Central Processing Units (CPUs) and Graphics Processing Units (GPUs) play crucial roles in artificial intelligence (AI) systems, each contributing to different aspects of AI workloads. Here’s a detailed look at their roles, architectures, and their specific uses in AI.
Central Processing Unit (CPU)
- CPUs manage the general control of AI systems, coordinating data flow and execution of algorithms.
- They handle tasks that require sequential processing and are crucial for pre-processing data, running initial data analysis, and orchestrating overall system operations.
- Multi-core Processing: Modern CPUs often have multiple cores that allow for parallel processing of different threads, which is beneficial for handling diverse AI tasks simultaneously.
- Cache: High levels of cache memory reduce latency and increase the speed of accessing frequently used data and instructions, which is crucial for efficiently running AI models.
- Instruction Sets: Advanced instruction sets like AVX (Advanced Vector Extensions) enhance the CPU’s ability to perform complex mathematical operations needed in AI.
- Data Preparation: CPUs handle tasks such as data cleaning, normalization, and transformation, which are essential before feeding data into AI models.
- Control Logic: Managing the flow of data between different parts of the AI pipeline and orchestrating tasks between the CPU and GPU.
- Inference: While GPUs are often used for training, CPUs can be used for inference, particularly in environments where power consumption and efficiency are critical, such as in edge devices.
Graphics Processing Unit (GPU)
- GPUs are specialized for performing parallel computations, making them ideal for training and running deep learning models that require heavy computational power.
- They accelerate the processing of large datasets and complex algorithms, significantly reducing the time required for training AI models.
- Massive Parallelism: GPUs consist of thousands of smaller cores designed for simultaneous execution of many tasks, making them highly efficient for matrix multiplications and other linear algebra operations common in AI.
- High Throughput Memory: GPUs have large amounts of high-bandwidth memory (VRAM), which is crucial for storing and accessing large datasets and models.
- CUDA and Tensor Cores: NVIDIA GPUs use CUDA cores for general parallel computation and Tensor Cores specifically designed for deep learning tasks, providing even greater performance improvements.
- Training Deep Learning Models: GPUs excel at training neural networks, reducing the time from days or weeks to hours or minutes. This includes convolutional neural networks (CNNs) for image recognition and recurrent neural networks (RNNs) for natural language processing.
- Running Inference: For high-performance applications, GPUs are also used for running inference, especially in scenarios where low latency and high throughput are required.
- Parallel Processing: Beyond training, GPUs are used for tasks that benefit from parallel execution, such as real-time video processing, autonomous vehicle navigation, and large-scale simulation.
Integration in AI Systems
Workstations and Servers:
- AI workstations and servers typically feature high-end CPUs and multiple GPUs to handle intensive computational workloads. These systems are used for both training and deploying AI models in various industries.

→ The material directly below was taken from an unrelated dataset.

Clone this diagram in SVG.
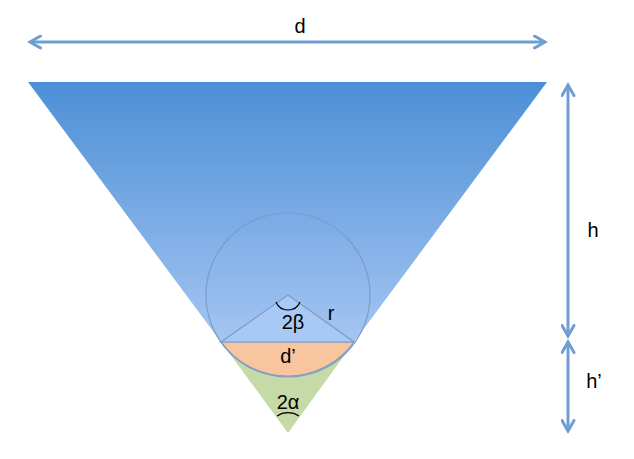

- Cloud platforms like AWS, Google Cloud, and Microsoft Azure offer virtual machines with powerful GPUs for scalable AI training and inference. This allows researchers and businesses to leverage massive computational power without the need for on-premises hardware.
- In edge AI applications, such as IoT devices, autonomous drones, and smart cameras, both CPUs and GPUs are optimized for power efficiency. Specialized AI chips, like NVIDIA’s Jetson or Google’s Edge TPU, integrate both CPU and GPU capabilities to provide robust AI processing on-device.
Conclusion
CPUs and GPUs are integral to the development and deployment of AI systems, each offering distinct advantages that complement the other. While CPUs manage the orchestration and sequential processing of AI tasks, GPUs provide the parallel computational power necessary for training and running complex AI models. Together, they enable the advancement of AI technologies across various applications, from cloud data centers to edge devices.